AI workflows rarely fail overnight. They slowly drift as data, users and business goals change. The teams that win treat human AI collaboration as a living system that needs measurement, feedback and regular tuning, not a one off launch project.
Why Human AI Workflows Degrade After Launch
Once an AI assisted process goes live, reality starts to diverge from the assumptions used in design. New customer segments appear, edge cases become common and people learn shortcuts that bypass the intended path. Without monitoring, this drift stays invisible until performance drops hard.
Over time, prompts age, routing rules become misaligned and documentation lags behind how work is really done. Human in the loop review can quietly turn into rubber stamping or full rework. By the time complaints surface, the workflow has already become fragile and expensive.
Warning signs include rising override rates, longer cycle times, more manual workarounds and growing mistrust of AI suggestions. When teams rely on anecdotes instead of data, they miss the chance for calm, iterative refinement and end up in reactive fire fighting.
Mapping The Human AI Workflow As A Measurable System
Improvement starts with seeing the workflow as a system, not a black box. Map every step from input to final decision. Mark where the model runs, where humans review, and where handovers occur. Each touchpoint is a chance to log inputs, outputs and decisions for later analysis.
Define clear decision points such as accept, edit or escalate. For each, choose a small set of metrics. Typical business outcome metrics include cycle time, error rate, rework rate and customer satisfaction. Workflow instrumentation lets you see how these change as you adjust prompts or rules.
Separate model performance monitoring from workflow quality. A model can score well on benchmarks while the process still fails due to poor routing, unclear roles or missing context. Distinguish technical issues from operational ones so you fix the right layer.
Designing Feedback Loops For AI Assisted Processes
Feedback loop design turns everyday work into learning. Whenever a human corrects or overrides an AI suggestion, that judgment can become structured feedback. Simple user annotation interfaces that capture accept, minor edit, major edit or reject create rich signals without slowing people down.
Balance passive logging with active prompts. Passive logging of overrides gives broad coverage with low friction. Occasional rating prompts or short comment fields provide deeper insight when something looks off. Involve frontline operators in shaping these forms so they fit naturally into their routines.
Set an operational cadence for post deployment evaluation. For example, review key metrics weekly and run deeper post deployment evaluation monthly. Governance and risk controls should define who can change prompts, thresholds or routing rules, and how changes are approved, tested and rolled back.
Continuous Optimization Of Human AI Collaboration In Practice
Turn monitoring into a simple playbook. First, instrument the workflow end to end with basic logging of inputs, outputs, decisions and overrides. Next, define a handful of north star metrics such as cycle time, error rate and human rework rate. Review them on a fixed cadence with clear owners.

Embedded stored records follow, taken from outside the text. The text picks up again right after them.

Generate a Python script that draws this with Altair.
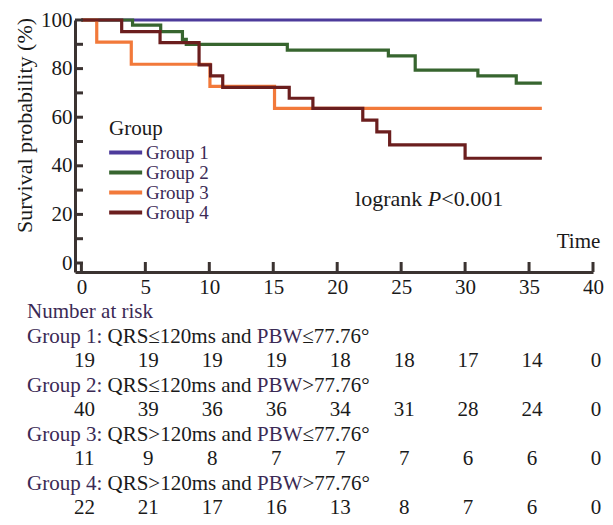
import altair as alt
import pandas as pd

FONT = "Liberation Serif"
AXIS_COL = "#3b3331"
PURPLE_TXT = "#3b2a55"
BLACK_TXT = "#1a1a1a"

groups = ["Group 1", "Group 2", "Group 3", "Group 4"]
colors = ["#4d3b9b", "#37652f", "#f2793a", "#6b1e1e"]

g1_t = [0, 36]
g1_s = [100, 100]
g2_t = [0, 4.0, 6.2, 7.9, 8.2, 16.1, 24.0, 26.1, 31.0, 34.0, 36]
g2_s = [100, 97.9, 95.2, 92.0, 90.0, 87.6, 85.2, 79.4, 77.0, 74.0, 74.0]
g3_t = [0, 1.2, 3.9, 10.05, 15.1, 36]
g3_s = [100, 90.9, 81.8, 72.7, 63.6, 63.6]
g4_t = [0, 3.15, 6.15, 9.2, 10.1, 11.05, 16.25, 18.1, 22.0, 23.1, 24.1, 30.0, 36]
g4_s = [100, 95.2, 90.7, 81.5, 77.0, 72.3, 67.8, 63.6, 58.8, 54.0, 48.6, 43.1, 43.1]

risk_times = [0, 5, 10, 15, 20, 25, 30, 35, 40]
risk_g1 = [19, 19, 19, 19, 18, 18, 17, 14, 0]
risk_g2 = [40, 39, 36, 36, 34, 31, 28, 24, 0]
risk_g3 = [11, 9, 8, 7, 7, 7, 6, 6, 0]
risk_g4 = [22, 21, 17, 16, 13, 8, 7, 6, 0]

qrs_parts = ["QRS≤120ms and", "QRS≤120ms and", "QRS>120ms and", "QRS>120ms and"]
pbw_parts = ["≤77.76°", ">77.76°", "≤77.76°", ">77.76°"]

y_ticks = [0, 20, 40, 60, 80, 100]
y_minor = [0, 10, 20, 30, 40, 50, 60, 70, 80, 90, 100]
x_ticks = [0, 5, 10, 15, 20, 25, 30, 35, 40]

W, H = 518, 252
FS = 21

# ---- survival curves
rows = []
for g, ts, ss in zip(groups, [g1_t, g2_t, g3_t, g4_t], [g1_s, g2_s, g3_s, g4_s]):
    for t, s in zip(ts, ss):
        rows.append({"group": g, "time": t, "surv": s})
surv = pd.DataFrame(rows)

xscale = alt.Scale(domain=[-0.5, 40], nice=False, zero=False)
yscale = alt.Scale(domain=[-3.7, 100], nice=False, zero=False)

xaxis = alt.Axis(values=x_ticks, tickSize=0, labelPadding=4, labelFontSize=FS,
                 labelFont=FONT, labelColor=BLACK_TXT, domainWidth=3,
                 domainColor=AXIS_COL, grid=False, labelFlush=False,
                 title="Time", titleFont=FONT, titleFontSize=FS,
                 titleFontWeight="normal", titleColor=BLACK_TXT,
                 titleX=503, titleY=-31, titleAlign="center",
                 titleBaseline="middle")
yaxis = alt.Axis(values=y_ticks, tickSize=0, labelPadding=3, labelFontSize=FS,
                 labelFont=FONT, labelColor=BLACK_TXT, domainWidth=3,
                 domainColor=AXIS_COL, grid=False,
                 title="Survival probability (%)", titleFont=FONT,
                 titleFontSize=22, titleFontWeight="normal",
                 titleColor=BLACK_TXT, titleX=-51, titleY=105,
                 titleAngle=270, titleAlign="center",
                 titleBaseline="middle")

X = alt.X("time:Q", scale=xscale, axis=xaxis)
Y = alt.Y("surv:Q", scale=yscale, axis=yaxis)

lines = alt.Chart(surv).mark_line(interpolate="step-after", strokeWidth=3.2).encode(
    x=X, y=Y,
    color=alt.Color("group:N", scale=alt.Scale(domain=groups, range=colors),
                    legend=alt.Legend(orient="none", legendX=34, legendY=98,
                                      title="Group", titleFont=FONT, titleFontSize=FS,
                                      titleFontWeight="normal", titleColor=BLACK_TXT,
                                      titlePadding=4,
                                      labelFont=FONT, labelFontSize=19,
                                      labelColor=PURPLE_TXT, symbolType="M-1.7,0H4.3",
                                      symbolStrokeWidth=4, symbolSize=121,
                                      labelOffset=18, rowPadding=0, padding=0)),
)

# ---- inward ticks
ytick_df = pd.DataFrame({"surv": y_minor})
yticks = alt.Chart(ytick_df).mark_rule(color=AXIS_COL, strokeWidth=3).encode(
    y=Y, x=alt.value(0), x2=alt.value(8))
xtick_df = pd.DataFrame({"time": x_ticks})
xticks = alt.Chart(xtick_df).mark_rule(color=AXIS_COL, strokeWidth=3).encode(
    x=X, y=alt.value(H), y2=alt.value(H - 10))

# ---- text width helper (Times metrics)
TIMES = {"l": 278, "o": 500, "g": 500, "r": 333, "a": 444, "n": 500, "k": 500, " ": 250,
         "G": 722, "u": 500, "p": 500, ":": 278, "Q": 722, "R": 667, "S": 556,
         "≤": 549, "m": 778, "s": 389, "d": 500, "P": 556, "B": 667, "W": 944,
         ">": 564, "<": 564, ".": 250, "°": 400}
for dgt in "0123456789":
    TIMES[dgt] = 500


def tw(s, fs):
    return sum(TIMES.get(c, 500) for c in s) * fs / 1000.0


# ---- logrank annotation (data coordinates)
LR_FS = 22
lr_t, lr_v = 21.4, 23.6
lr_df = pd.DataFrame({"time": [lr_t], "surv": [lr_v]})
lr_base = alt.Chart(lr_df)
lr1 = lr_base.mark_text(text="logrank", font=FONT, fontSize=LR_FS, align="left",
                        baseline="alphabetic", color=BLACK_TXT).encode(x=X, y=Y)
dx_p = tw("logrank ", LR_FS)
lr2 = lr_base.mark_text(text="P", font=FONT, fontSize=LR_FS, fontStyle="italic",
                        align="left", baseline="alphabetic", color=BLACK_TXT,
                        dx=dx_p).encode(x=X, y=Y)
dx_lt = dx_p + 611 * LR_FS / 1000.0
lr3 = lr_base.mark_text(text="<0.001", font=FONT, fontSize=LR_FS, align="left",
                        baseline="alphabetic", color=BLACK_TXT, dx=dx_lt).encode(x=X, y=Y)

# ---- number at risk table
base = alt.Chart(pd.DataFrame({"a": [0]}))
X0 = 27 - 75
Y0 = 318 - 20
STEP = 24.5
layers = []
layers.append(base.mark_text(text="Number at risk", font=FONT, fontSize=FS, align="left",
                             baseline="alphabetic", color=PURPLE_TXT).encode(
    x=alt.value(X0), y=alt.value(Y0)))

for i, (g, q, pb, risk) in enumerate(zip(groups, qrs_parts, pbw_parts,
                                         [risk_g1, risk_g2, risk_g3, risk_g4])):
    yl = Y0 + STEP * (1 + 2 * i)
    yn = Y0 + STEP * (2 + 2 * i)
    head = g + ":"
    segs = [(head, PURPLE_TXT, X0),
            (q, BLACK_TXT, X0 + tw(head + " ", FS)),
            ("PBW", PURPLE_TXT, X0 + tw(head + " " + q + " ", FS)),
            (pb, BLACK_TXT, X0 + tw(head + " " + q + " PBW", FS))]
    for txt, col, xx in segs:
        layers.append(base.mark_text(text=txt, font=FONT, fontSize=FS, align="left",
                                     baseline="alphabetic", color=col).encode(
            x=alt.value(xx), y=alt.value(yl)))
    ndf = pd.DataFrame({"time": risk_times, "n": risk})
    layers.append(alt.Chart(ndf).mark_text(font=FONT, fontSize=FS, align="center",
                                           baseline="alphabetic", color=BLACK_TXT,
                                           dx=3).encode(
        x=X, text="n:Q", y=alt.value(yn)))

chart = alt.layer(lines, yticks, xticks, lr1, lr2, lr3, *layers).properties(
    width=W, height=H,
    autosize=alt.AutoSizeParams(type="none"),
    padding={"left": 75, "top": 20, "right": 613 - 75 - W, "bottom": 525 - 20 - H},
    background="white",
).configure_view(stroke=None)

chart.save("out.html", embed_options={"renderer": "svg", "actions": False})
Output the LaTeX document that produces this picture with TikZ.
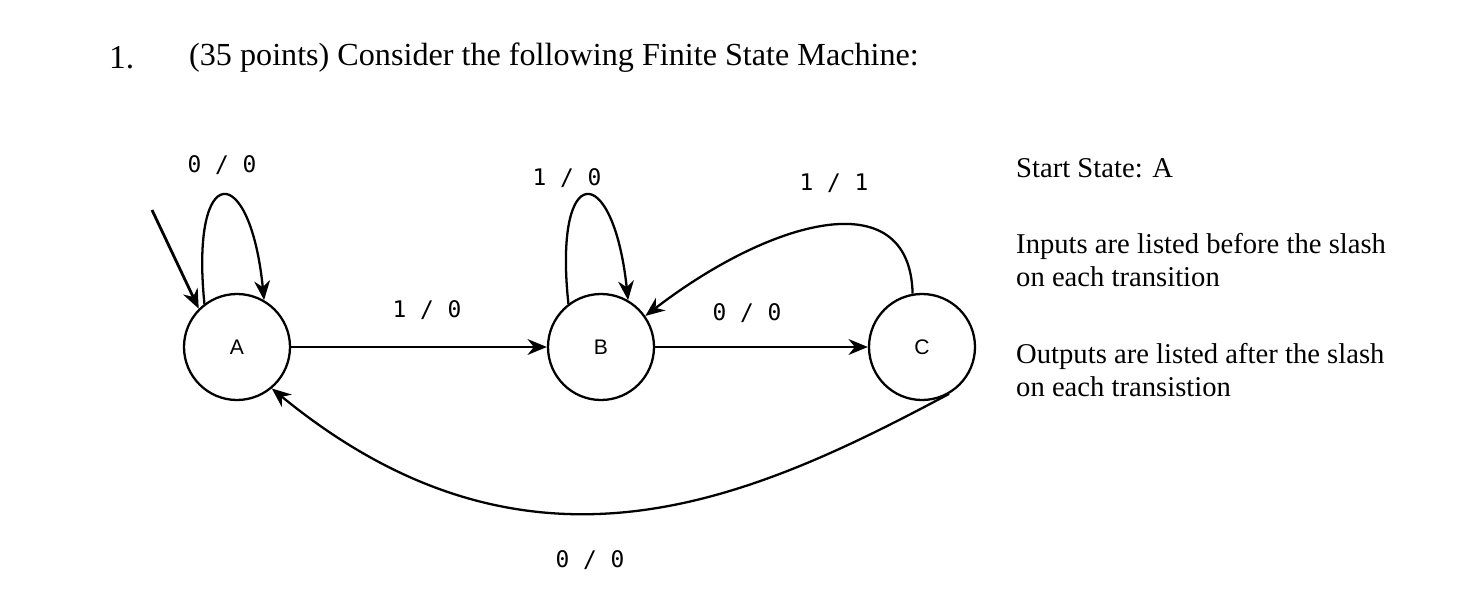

Use lightweight A B workflow experiments to test improvements. For instance, compare two prompt versions or alternative decision paths for two weeks. Track acceptance rate, rework and risk incidents. Treat prompts, configuration and routing rules as versioned assets with change logs so you can roll back safely.
Embed improvement rituals into team routines. Short weekly reviews, monthly deep dives and scheduled data drift detection on fresh samples keep the system healthy. Align change management for AI adoption with these rituals so people see iteration as normal, not disruptive, and are willing to surface issues early.
FAQs
How often should we update an AI augmented workflow once it is live
Review key workflow metrics weekly and run a more detailed assessment monthly or quarterly depending on risk. You do not need to change something every time, but you should always look. Trigger updates when you see clear shifts in overrides, error rates, cycle time or trust scores rather than on a fixed calendar alone.
What metrics matter most when monitoring performance of AI workflows in a business setting
Focus on a small set of north star metrics. Common choices are cycle time, error rate, human rework rate, percentage of AI suggestions accepted without edits, and customer or user satisfaction. For higher risk workflows, add compliance flags and incident counts. Track these over time and link them to specific prompt or workflow changes.
How can teams collect useful feedback from employees without slowing down AI assisted processes
Keep feedback lightweight and embedded in the tools people already use. Use simple buttons such as accept, edit or escalate and optional quick ratings. Log overrides automatically so most feedback is passive. Add short focused surveys or interviews on a scheduled basis rather than constant pop ups that interrupt flow.